= Task requirements =
Present every line in which the string "that" appears.

= Working data =

┌────────

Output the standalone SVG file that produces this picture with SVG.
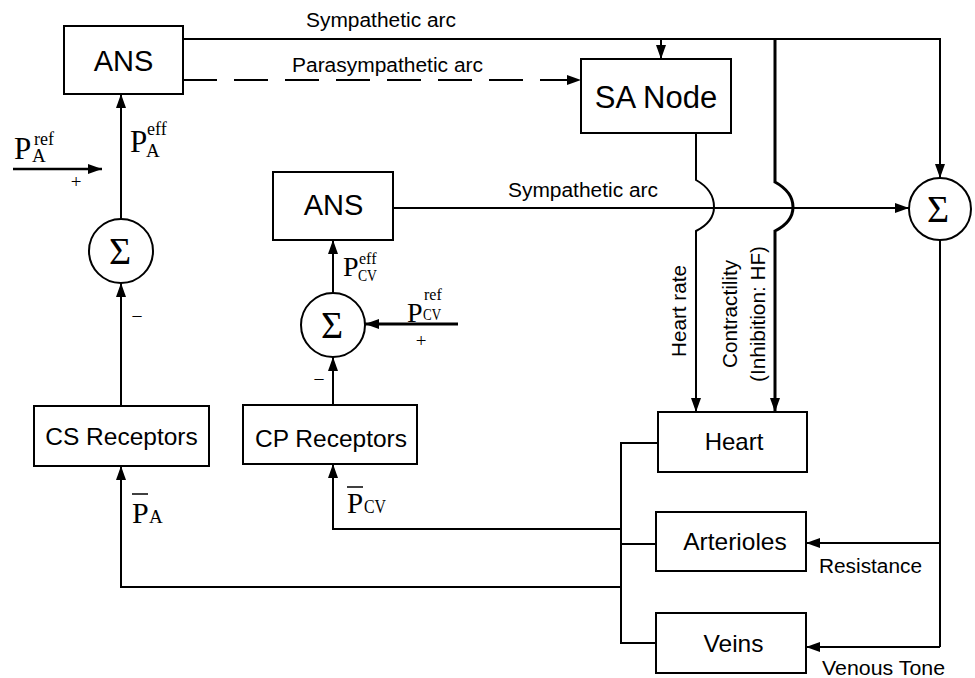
<svg xmlns="http://www.w3.org/2000/svg" width="975" height="678" viewBox="0 0 975 678">
<defs>
<marker id="arr" markerUnits="userSpaceOnUse" markerWidth="15" markerHeight="11" refX="14" refY="5" orient="auto">
<path d="M0,0 L14,5 L0,10 Z" fill="#000"/>
</marker>
<style>
.box{fill:#fff;stroke:#000;stroke-width:2}
.sum{fill:#fff;stroke:#000;stroke-width:2}
.ln{fill:none;stroke:#000;stroke-width:2}
.thk{fill:none;stroke:#000;stroke-width:3}
.dash{fill:none;stroke:#000;stroke-width:2;stroke-dasharray:34 17}
.a{marker-end:url(#arr)}
.t{font-family:"Liberation Sans",Arial,sans-serif;fill:#000}
.big{font-size:29px}
.mid{font-size:24.5px}
.sm{font-size:20px}
.s{font-family:"Liberation Serif","Times New Roman",serif;fill:#000}
.sig{font-size:38px;text-anchor:middle}
</style>
</defs>
<rect width="975" height="678" fill="#fff"/>

<g id="connectors">
<path class="dash a" d="M183,80 H581"/>
<path class="ln a" d="M183,39 H940 V178"/>
<path class="ln a" d="M661,39 V59"/>
<path class="thk a" d="M775,39 V182 Q793,192 793,207 Q793,222 775,231 V412"/>
<path class="ln a" d="M696,133 V180 Q714,190 714,207 Q714,222 696,231 V412"/>
<path class="ln a" d="M393,208 H909"/>
<path class="ln" d="M940,240 V647"/>
<path class="ln a" d="M940,543 H806"/>
<path class="ln a" d="M940,647 H806"/>
<path class="ln" d="M658,443 H621 V643 H656"/>
<path class="ln" d="M656,544 H621"/>
<path class="ln a" d="M621,529 H333 V464"/>
<path class="ln a" d="M621,587 H121 V466"/>
<path class="ln a" d="M121,406 V283"/>
<path class="ln a" d="M121,219 V94"/>
<path class="ln a" d="M13,169 H102" style="stroke-width:2.5"/>
<path class="ln a" d="M333,405 V357"/>
<path class="ln a" d="M333,293 V240"/>
<path class="thk a" d="M458,324 H365"/>
</g>

<g id="ans1">
<rect class="box" x="64" y="26" width="119" height="68"/>
<text class="t big" x="123.5" y="71" text-anchor="middle">ANS</text>
</g>
<g id="sa-node">
<rect class="box" x="581" y="59" width="150" height="74"/>
<text class="t" x="656" y="108" text-anchor="middle" style="font-size:31px">SA Node</text>
</g>
<g id="ans2">
<rect class="box" x="273" y="172" width="120" height="68"/>
<text class="t big" x="333.5" y="215" text-anchor="middle">ANS</text>
</g>
<g id="sum1">
<circle class="sum" cx="121" cy="251" r="32"/>
<text class="s sig" x="120" y="264">Σ</text>
</g>
<g id="sum2">
<circle class="sum" cx="333" cy="325" r="32"/>
<text class="s sig" x="332" y="338">Σ</text>
</g>
<g id="sum3">
<circle class="sum" cx="940" cy="209" r="31"/>
<text class="s sig" x="938" y="222">Σ</text>
</g>
<g id="cs-receptors">
<rect class="box" x="34" y="406" width="175" height="60"/>
<text class="t mid" x="121.5" y="445" text-anchor="middle">CS Receptors</text>
</g>
<g id="cp-receptors">
<rect class="box" x="243" y="405" width="174" height="59"/>
<text class="t mid" x="331" y="447" text-anchor="middle">CP Receptors</text>
</g>
<g id="heart">
<rect class="box" x="658" y="412" width="149" height="60"/>
<text class="t" x="734" y="450" text-anchor="middle" style="font-size:24px">Heart</text>
</g>
<g id="arterioles">
<rect class="box" x="656" y="512" width="150" height="59"/>
<text class="t mid" x="735" y="550" text-anchor="middle">Arterioles</text>
</g>
<g id="veins">
<rect class="box" x="656" y="613" width="150" height="60"/>
<text class="t mid" x="733.5" y="652" text-anchor="middle">Veins</text>
</g>

<g id="labels">
<text class="t sm" x="306" y="27" textLength="150" lengthAdjust="spacingAndGlyphs">Sympathetic arc</text>
<text class="t sm" x="292" y="72" textLength="191" lengthAdjust="spacingAndGlyphs">Parasympathetic arc</text>
<text class="t sm" x="508" y="197" textLength="150" lengthAdjust="spacingAndGlyphs">Sympathetic arc</text>
<text class="t sm" x="819" y="573" textLength="103" lengthAdjust="spacingAndGlyphs">Resistance</text>
<text class="t sm" x="822" y="675" textLength="123" lengthAdjust="spacingAndGlyphs">Venous Tone</text>
<text class="t sm" transform="translate(686,311) rotate(-90)" x="-46" textLength="92" lengthAdjust="spacingAndGlyphs">Heart rate</text>
<text class="t sm" transform="translate(737,314) rotate(-90)" x="-54" textLength="108" lengthAdjust="spacingAndGlyphs">Contractility</text>
<text class="t sm" transform="translate(765,314) rotate(-90)" x="-68" textLength="136" lengthAdjust="spacingAndGlyphs">(Inhibition: HF)</text>

<text class="s" x="14" y="159" style="font-size:31px">P</text>
<text class="s" x="34" y="145" style="font-size:18px">ref</text>
<text class="s" x="32" y="162" style="font-size:19px">A</text>
<text class="s" x="76" y="188" text-anchor="middle" style="font-size:19px">+</text>

<text class="s" x="130" y="152" style="font-size:31px">P</text>
<text class="s" x="147" y="135" style="font-size:18px">eff</text>
<text class="s" x="146" y="157" style="font-size:19px">A</text>

<text class="s" x="137" y="321" text-anchor="middle" style="font-size:18px">–</text>

<text class="s" x="343" y="276" style="font-size:28px">P</text>
<text class="s" x="359" y="264" style="font-size:16px">eff</text>
<text class="s" x="358" y="281" style="font-size:17px" textLength="19" lengthAdjust="spacingAndGlyphs">CV</text>

<text class="s" x="407" y="322" style="font-size:28px">P</text>
<text class="s" x="424" y="300" style="font-size:16px">ref</text>
<text class="s" x="423" y="320" style="font-size:17px" textLength="18" lengthAdjust="spacingAndGlyphs">CV</text>
<text class="s" x="421" y="347" text-anchor="middle" style="font-size:19px">+</text>

<text class="s" x="319" y="384" text-anchor="middle" style="font-size:18px">–</text>

<line x1="132" y1="494" x2="148" y2="494" stroke="#000" stroke-width="1.5"/>
<text class="s" x="132" y="523" style="font-size:30px">P</text>
<text class="s" x="149" y="523" style="font-size:19px">A</text>

<line x1="347" y1="487" x2="363" y2="487" stroke="#000" stroke-width="1.5"/>
<text class="s" x="347" y="513" style="font-size:29px">P</text>
<text class="s" x="364" y="513" style="font-size:18px" textLength="22" lengthAdjust="spacingAndGlyphs">CV</text>
</g>
</svg>
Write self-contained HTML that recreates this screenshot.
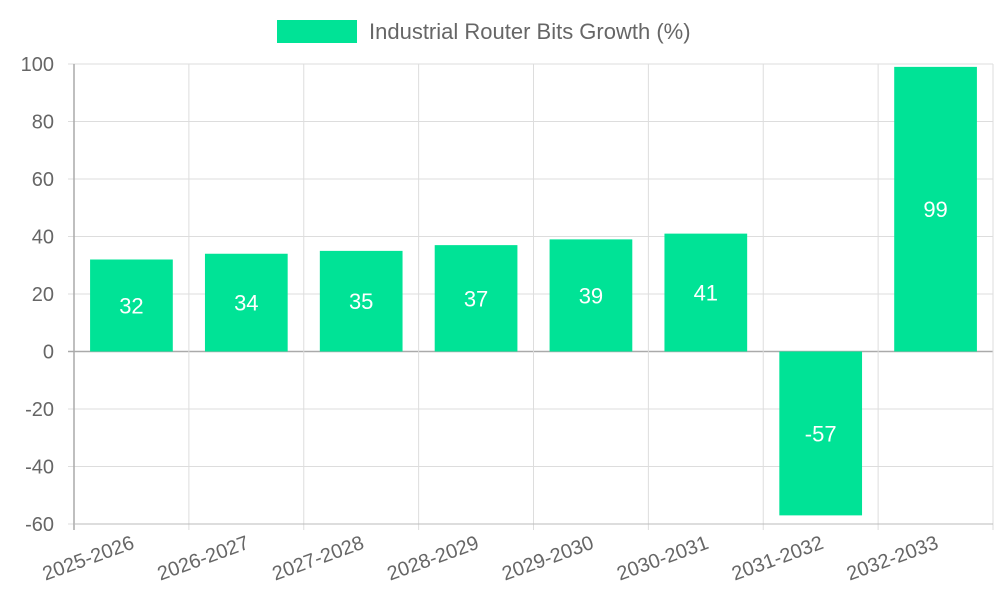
<!DOCTYPE html>
<html><head><meta charset="utf-8"><style>
body{margin:0;background:#fff;font-family:"Liberation Sans",sans-serif}
</style></head><body>
<svg id="chart" width="1000" height="600" xmlns="http://www.w3.org/2000/svg" font-family="Liberation Sans, sans-serif">
<g>
<rect x="277" y="20" width="80" height="23" fill="#00E396"/>
<text x="369" y="39" font-size="22" fill="#666">Industrial Router Bits Growth (%)</text>
</g>
<g id="grid"></g>
<g id="bars"></g>
<g id="labels"></g>
</svg>
<script>
const categories=["2025-2026","2026-2027","2027-2028","2028-2029","2029-2030","2030-2031","2031-2032","2032-2033"];
const values=[32,34,35,37,39,41,-57,99];
const yTicks=[100,80,60,40,20,0,-20,-40,-60];
const NS="http://www.w3.org/2000/svg";
const L=74,R=993,T=64,B=524,yMax=100,yMin=-60;
const y=v=>T+(yMax-v)/(yMax-yMin)*(B-T);
const bw=(R-L)/categories.length;
const x=i=>L+i*bw;
function mk(tag,attrs,parent){const e=document.createElementNS(NS,tag);for(const k in attrs)e.setAttribute(k,attrs[k]);document.getElementById(parent).appendChild(e);return e;}
yTicks.forEach(t=>{
 const zero=t===0;
 const l=mk('line',{x1:L-6,x2:R,y1:y(t),y2:y(t),stroke:zero?'#aaa':'#ddd','stroke-width':zero?1.5:1},'grid');
 
 
 const tx=mk('text',{x:L-20,y:y(t)+7,'text-anchor':'end','font-size':20,fill:'#666'},'labels');
 tx.textContent=t;
 
 
});
for(let i=0;i<=categories.length;i++){
 const l=mk('line',{x1:x(i),x2:x(i),y1:T,y2:B+6,stroke:i===0?'#aaa':'#ddd','stroke-width':i===0?1.5:1},'grid');
 
 
}
mk('line',{x1:L,x2:R,y1:B,y2:B,stroke:'#bbb'},'grid');
categories.forEach((c,i)=>{
 const v=values[i];const cx=x(i)+bw/2;const w=bw*0.72;
 const r=mk('rect',{x:cx-w/2,y:Math.min(y(v),y(0)),width:w,height:Math.abs(y(v)-y(0)),fill:'#00E396'},'bars');
 
 
 const vt=mk('text',{x:cx,y:(y(v)+y(0))/2+8,'text-anchor':'middle','font-size':22,fill:'#fff'},'bars');
 vt.textContent=v;
 
 
 const lt=mk('text',{x:cx+4,y:B+24,'text-anchor':'end','font-size':20,fill:'#666',transform:`rotate(-20 ${cx+4} ${B+24})`},'labels');
 lt.textContent=c;
 
 
});
</script>
</body></html>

└────────

= Exercise result =
Output the standalone SVG file that produces this picture with SVG.
Write self-contained HTML that recreates this screenshot.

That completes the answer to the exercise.